Se refiere a experiencias de vida como la de Babacar. El caso de este senegalés es diferente porque ya tiene 29 años y llegó en otoño tras jugarse la vida en un cayuco rumbo a El Hierro. Se embarcó junto a varios amigos huyendo de la violencia contra las protestas juveniles, en una travesía que describe como “dura y traumática, con la gente muy enferma”. Pasó por diferentes alojamientos, pero en pocos meses y sin regularizar su situación le expulsaron del centro de acogida en el que vivía. “Iba a dormir en la calle pero gracias a Somos Acogida tengo una casa”, explica al terminar sus clases de español.

Babacar es uno de los actuales residentes de La Casa de la Solidaridad, otro de los proyectos que Lozano ha puesto en marcha y del que más orgullosa se siente. Surgió a raíz de haber acogido en su propia casa a algunos de los chicos que iban expulsando de Hortaleza. “Volvimos a mi pueblo, La Puebla de Almoradiel, y mi marido me dijo ‘mira cuántas casas vacías’”. Se les ocurrió rehabilitar para los migrantes que las necesitaran y el pueblo se volcó, cediendo un inmueble y ayudando en su reforma. En cuatro años han pasado por allí casi una veintena. “Lo más bonito es ver que encuentran trabajo, que pueden estudiar y les va bien, que son la mayoría: soldadores, fontaneros, camareros... Uno de los primeros se ha casado y tiene ya una hija”, cuenta, ilusionada.

Este domicilio, además del suyo particular, les sirve también para evitar que los chicos, al quedarse sin plaza en un centro, tengan problemas para empadronarse. Pueden seguir recibiendo correos, solicitando documentación y, a la larga, demostrar arraigo. Además, Luis, el marido de Lozano, junto con un abogado voluntario, les ayuda a regularizar su situación en España. Hasta ahora siempre lo han conseguido, aunque es un proceso “complicado y lento”. “Yo ahora quiero trabajar de lo que sea y conseguir mis papeles. Llamo cada día y lo muevo por internet, pero no hay suerte”, dice Babacar.

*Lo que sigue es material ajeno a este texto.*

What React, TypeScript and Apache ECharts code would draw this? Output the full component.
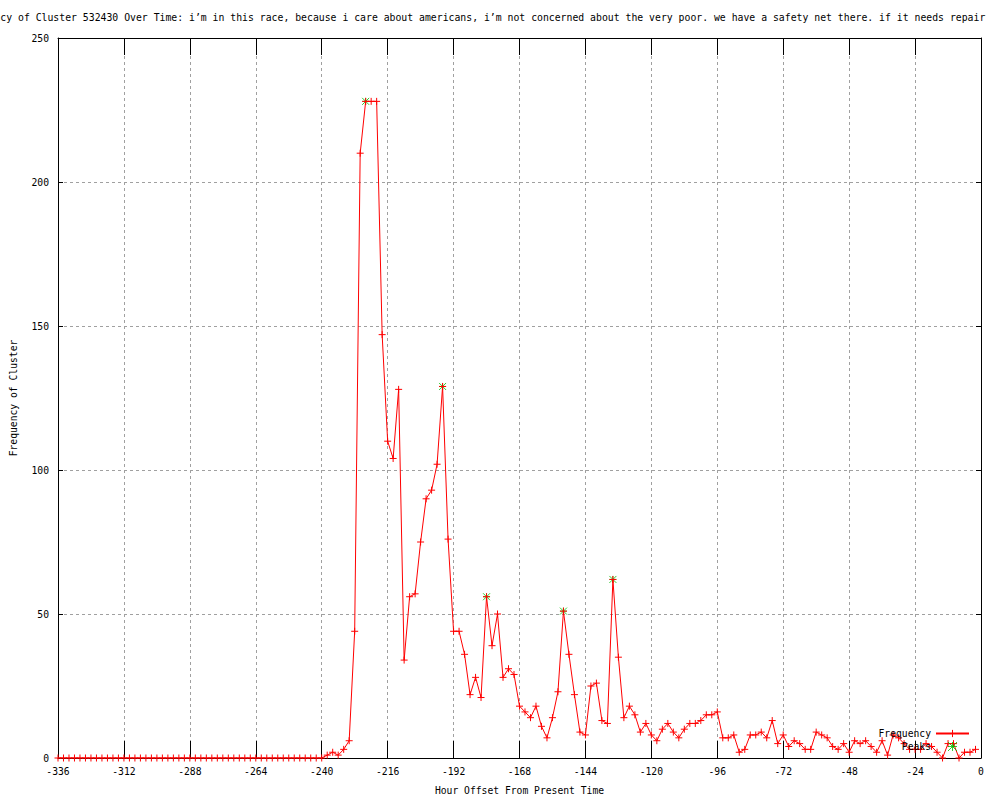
import React, { useEffect, useRef } from "react";
import * as echarts from "echarts";

const titleText =
  "Frequency of Cluster 532430 Over Time: i’m in this race, because i care about americans, i’m not concerned about the very poor. we have a safety net there. if it needs repair";
const xName = "Hour Offset From Present Time";
const yName = "Frequency of Cluster";

const startHour = -336;
const stepHours = 2;

// Frequency every 2 hours from -336 to -2
const frequency: number[] = [
  // -336 .. -240
  0, 0, 0, 0, 0, 0, 0, 0, 0, 0, 0, 0, 0, 0, 0, 0, 0, 0, 0, 0, 0, 0, 0, 0, 0,
  0, 0, 0, 0, 0, 0, 0, 0, 0, 0, 0, 0, 0, 0, 0, 0, 0, 0, 0, 0, 0, 0, 0, 0,
  // -238 .. -220
  1, 2, 1, 3, 6, 44, 210, 228, 228, 228,
  // -218 .. -200
  147, 110, 104, 128, 34, 56, 57, 75, 90, 93,
  // -198 .. -180
  102, 129, 76, 44, 44, 36, 22, 28, 21, 56,
  // -178 .. -160
  39, 50, 28, 31, 29, 18, 16, 14, 18, 11,
  // -158 .. -140
  7, 14, 23, 51, 36, 22, 9, 8, 25, 26,
  // -138 .. -120
  13, 12, 62, 35, 14, 18, 15, 9, 12, 8,
  // -118 .. -100
  6, 10, 12, 9, 7, 10, 12, 12, 13, 15,
  // -98 .. -80
  15, 16, 7, 7, 8, 2, 3, 8, 8, 9,
  // -78 .. -60
  7, 13, 5, 8, 4, 6, 5, 3, 3, 9,
  // -58 .. -40
  8, 7, 4, 3, 5, 2, 6, 5, 6, 4,
  // -38 .. -20
  2, 6, 1, 8, 7, 5, 3, 3, 3, 5,
  // -18 .. -2
  4, 2, 0, 5, 5, 0, 2, 2, 3,
];

const peakHours: number[] = [-224, -196, -180, -152, -134];
const peakValues: number[] = [228, 129, 56, 51, 62];

const xTicks = { min: -336, max: 0, interval: 24 };
const yTicks = { min: 0, max: 250, interval: 50 };

const FONT = "DejaVu Sans Mono";
const FS = 9.7;

const plusPath = "path://M3.5,0L3.5,7M0,3.5L7,3.5";
const starPath = "path://M0,0L7,7M7,0L0,7M3.5,0L3.5,7M0,3.5L7,3.5";

export default function App() {
  const ref = useRef<HTMLDivElement>(null);

  useEffect(() => {
    if (!ref.current) return;
    const chart = echarts.init(ref.current, null, { renderer: "svg" });

    const freqData = frequency.map((v, i) => [startHour + i * stepHours, v]);
    const peakData = peakHours.map((h, i) => [h, peakValues[i]]);

    const textStyle = { fontFamily: FONT, fontSize: FS, color: "#000" };

    chart.setOption({
      animation: false,
      backgroundColor: "#fff",
      title: {
        text: titleText,
        left: -41,
        top: 12,
        padding: 0,
        textStyle: { fontFamily: FONT, fontSize: 9.8, color: "#000", fontWeight: "normal" },
      },
      grid: { left: 56, right: 19, top: 38, bottom: 40, containLabel: false },
      legend: {
        data: ["Frequency", "Peaks"],
        orient: "vertical",
        right: 30,
        bottom: 47,
        padding: 0,
        align: "right",
        itemWidth: 33,
        itemHeight: 9,
        itemGap: 0,
        selectedMode: false,
        itemStyle: { borderWidth: 1 },
        textStyle: { ...textStyle, lineHeight: 13 },
      },
      xAxis: [
        {
          type: "value",
          position: "bottom",
          min: xTicks.min,
          max: xTicks.max,
          interval: xTicks.interval,
          name: xName,
          nameLocation: "middle",
          nameGap: 27,
          nameTextStyle: textStyle,
          axisLine: { show: true, onZero: false, lineStyle: { color: "#000", width: 1 } },
          axisTick: { show: true, inside: true, length: 17, lineStyle: { color: "#000", width: 1 } },
          axisLabel: { ...textStyle, margin: 8, showMinLabel: true, showMaxLabel: true },
          splitLine: { show: true, lineStyle: { color: "#a0a0a0", width: 1, type: [3, 3] } },
        },
        {
          type: "value",
          position: "top",
          min: xTicks.min,
          max: xTicks.max,
          interval: xTicks.interval,
          axisLine: { show: true, onZero: false, lineStyle: { color: "#000", width: 1 } },
          axisTick: { show: true, inside: true, length: 17, lineStyle: { color: "#000", width: 1 } },
          axisLabel: { show: false },
          splitLine: { show: false },
        },
      ],
      yAxis: [
        {
          type: "value",
          position: "left",
          min: yTicks.min,
          max: yTicks.max,
          interval: yTicks.interval,
          name: yName,
          nameLocation: "middle",
          nameGap: 40,
          nameRotate: 90,
          nameTextStyle: textStyle,
          axisLine: { show: true, onZero: false, lineStyle: { color: "#000", width: 1 } },
          axisTick: { show: true, inside: true, length: 5, lineStyle: { color: "#000", width: 1 } },
          axisLabel: { ...textStyle, margin: 9 },
          splitLine: { show: true, lineStyle: { color: "#a0a0a0", width: 1, type: [3, 3] } },
        },
        {
          type: "value",
          position: "right",
          min: yTicks.min,
          max: yTicks.max,
          interval: yTicks.interval,
          axisLine: { show: true, onZero: false, lineStyle: { color: "#000", width: 1 } },
          axisTick: { show: true, inside: true, length: 5, lineStyle: { color: "#000", width: 1 } },
          axisLabel: { show: false },
          splitLine: { show: false },
        },
      ],
      series: [
        {
          name: "Frequency",
          type: "line",
          xAxisIndex: 0,
          yAxisIndex: 0,
          data: freqData,
          z: 3,
          symbol: plusPath,
          symbolSize: 7,
          showAllSymbol: true,
          lineStyle: { color: "#ff0000", width: 1 },
          itemStyle: { color: "#ff0000", borderColor: "#ff0000", borderWidth: 1 },
          emphasis: { disabled: true },
          silent: true,
        },
        {
          name: "Peaks",
          type: "scatter",
          xAxisIndex: 0,
          yAxisIndex: 0,
          data: peakData,
          z: 2,
          symbol: starPath,
          symbolSize: 7,
          itemStyle: { color: "#00c000", borderColor: "#00c000", borderWidth: 1 },
          emphasis: { disabled: true },
          silent: true,
        },
      ],
    });

    return () => chart.dispose();
  }, []);

  return (
    <div
      ref={ref}
      style={{ position: "fixed", left: 0, top: 0, width: 1000, height: 800, background: "#fff" }}
    />
  );
}
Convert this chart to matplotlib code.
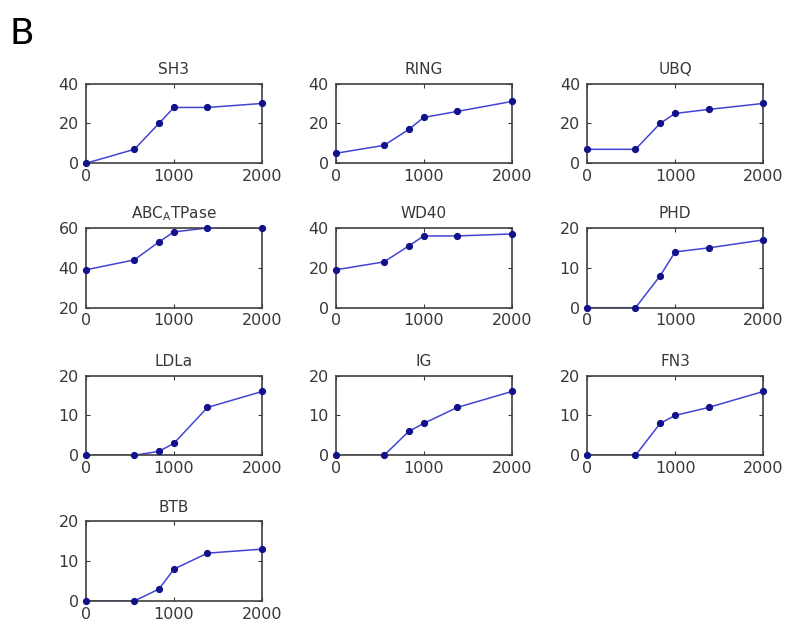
import matplotlib
matplotlib.use("Agg")
import matplotlib.pyplot as plt

# lengths sampled (x) and counts per domain family (y)
lengths = [0, 550, 830, 1000, 1380, 2000]

names = ["SH3", "RING", "UBQ", "ABC$_{\\mathregular{A}}$TPase", "WD40", "PHD",
         "LDLa", "IG", "FN3", "BTB"]
sh3 = [0, 7, 20, 28, 28, 30]
ring = [5, 9, 17, 23, 26, 31]
ubq = [7, 7, 20, 25, 27, 30]
abc = [39, 44, 53, 58, 60, 60]
wd40 = [19, 23, 31, 36, 36, 37]
phd = [0, 0, 8, 14, 15, 17]
ldla = [0, 0, 1, 3, 12, 16]
ig = [0, 0, 6, 8, 12, 16]
fn3 = [0, 0, 8, 10, 12, 16]
btb = [0, 0, 3, 8, 12, 13]
series = [sh3, ring, ubq, abc, wd40, phd, ldla, ig, fn3, btb]

ylims = [(0, 40), (0, 40), (0, 40), (20, 60), (0, 40), (0, 20),
         (0, 20), (0, 20), (0, 20), (0, 20)]

lefts = [0.109, 0.426, 0.745]
bottoms = [0.740, 0.510, 0.275, 0.043]
w, h = 0.2235, 0.127

txt = "#383838"
fig = plt.figure(figsize=(7.88, 6.28), dpi=100)

for i, (name, vals, yl) in enumerate(zip(names, series, ylims)):
    r, c = divmod(i, 3)
    ax = fig.add_axes([lefts[c], bottoms[r], w, h])
    ax.plot(lengths, vals, "-", color="#4444d4", lw=1.1, zorder=2)
    ax.plot(lengths, vals, "o", color="#12128c", ms=4.2, zorder=3, clip_on=False)
    ax.set_xlim(0, 2000)
    ax.set_ylim(*yl)
    ax.set_xticks([0, 1000, 2000])
    ax.set_yticks([yl[0], (yl[0] + yl[1]) / 2, yl[1]])
    ax.tick_params(direction="in", top=True, right=True, length=3,
                   labelsize=11.5, colors=txt)
    ax.tick_params(axis="x", pad=4)
    ax.tick_params(axis="y", pad=5)
    for sp in ax.spines.values():
        sp.set_color("#404040")
        sp.set_linewidth(1.2)
    ax.set_title(name, fontsize=11, color=txt, pad=7)

fig.text(0.012, 0.93, "B", fontsize=26, color="black")

fig.savefig("out.png", dpi=100)
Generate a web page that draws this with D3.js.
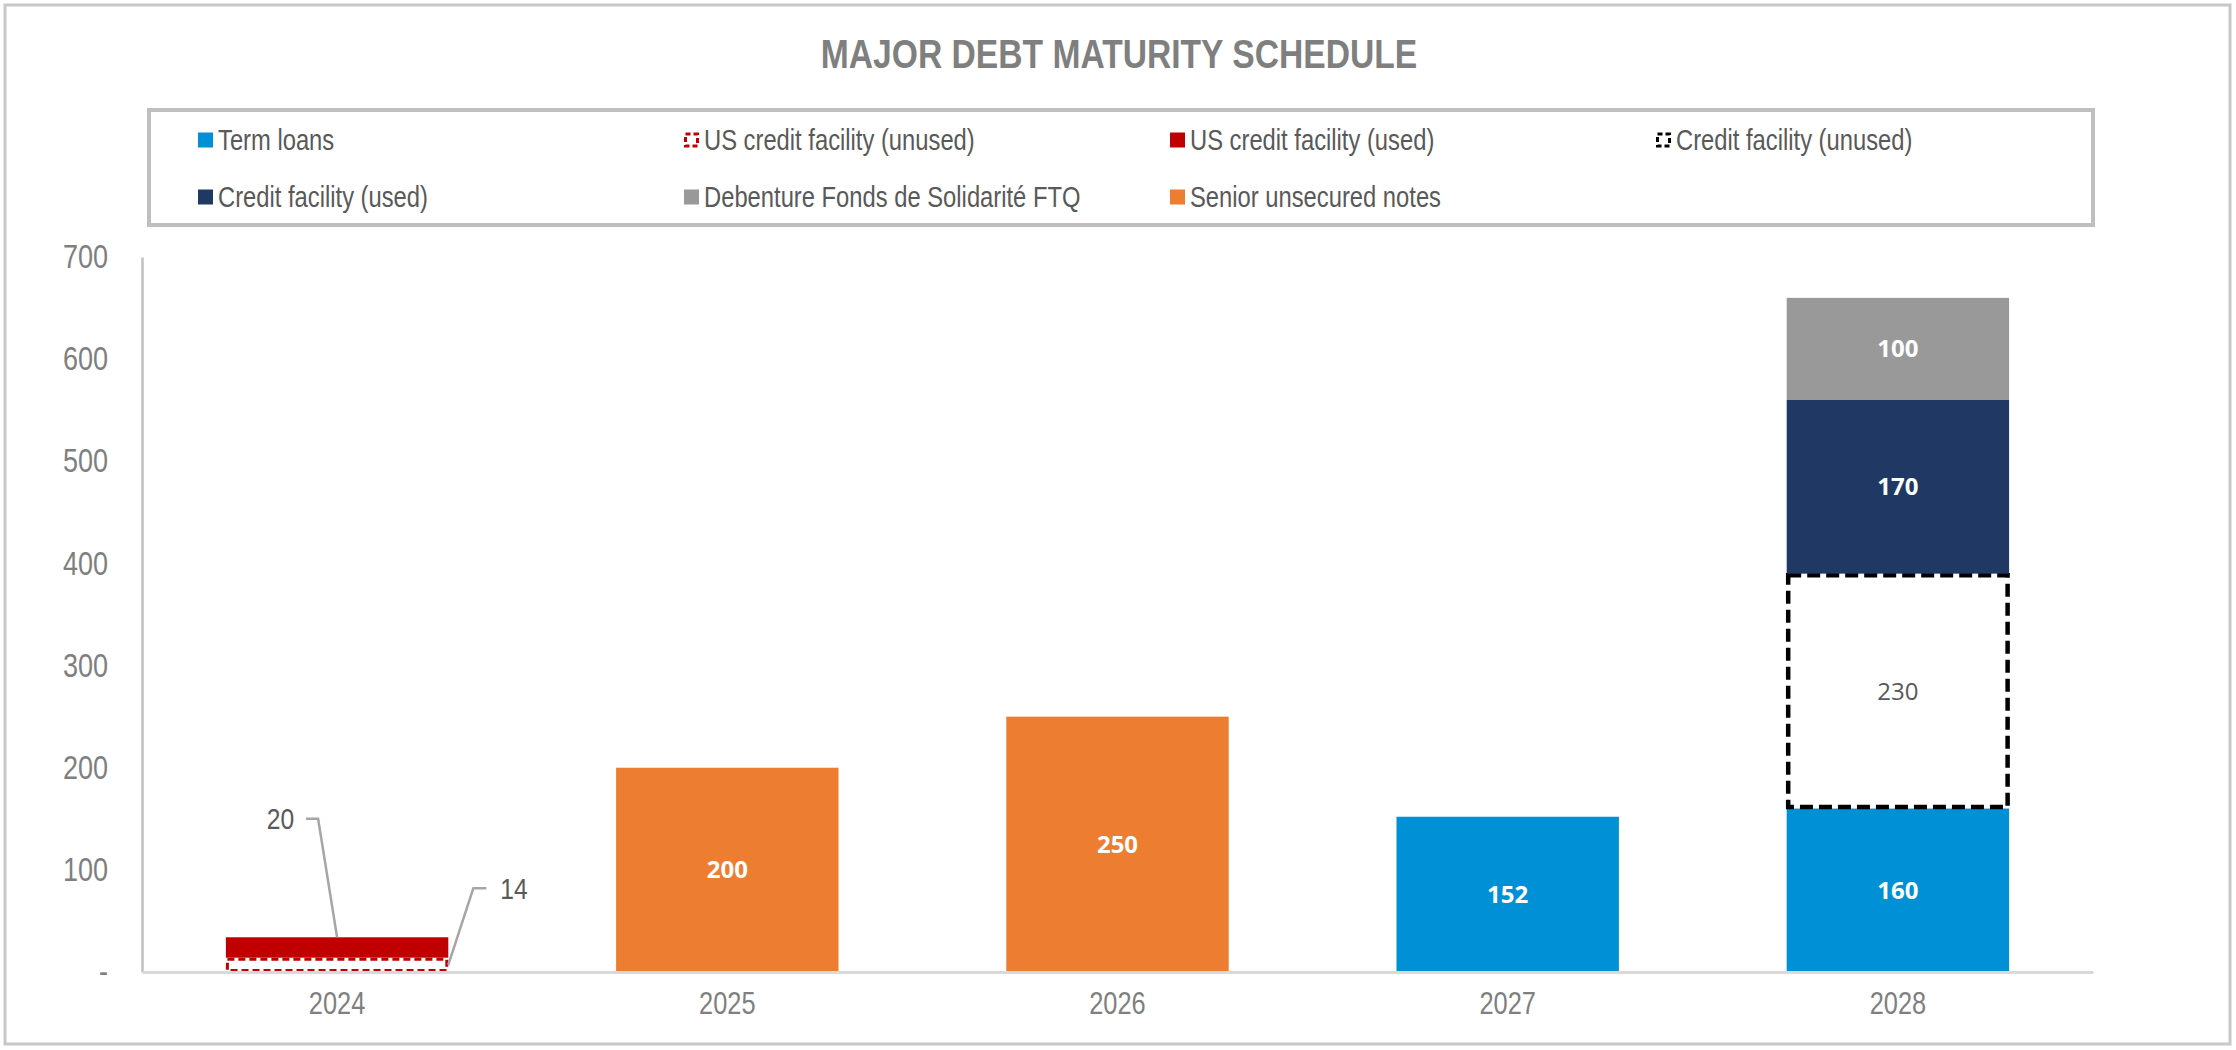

Por un motivo diferente, el resto de sus compañeros de español están nerviosos porque dentro de poco les dirán si han sido registrados oficialmente como menores o no. De no ser así, tendrán que irse de Casa de Campo.

La Casa de la Solidaridad ha reencontrado a Emilia Lozano con su tierra natal, de la que emigró con prácticamente la misma edad que lo hacen los adolescentes con los que ahora se vuelca. “Nos ha costado mucho sacar esto adelante, porque todo depende de las donaciones y la solidaridad. La calefacción; la comida, que no es mucha; ir a un dentista cuando lo necesitan… Pero merece la pena porque nos hemos convertido todos en una especie de familia”, sostiene.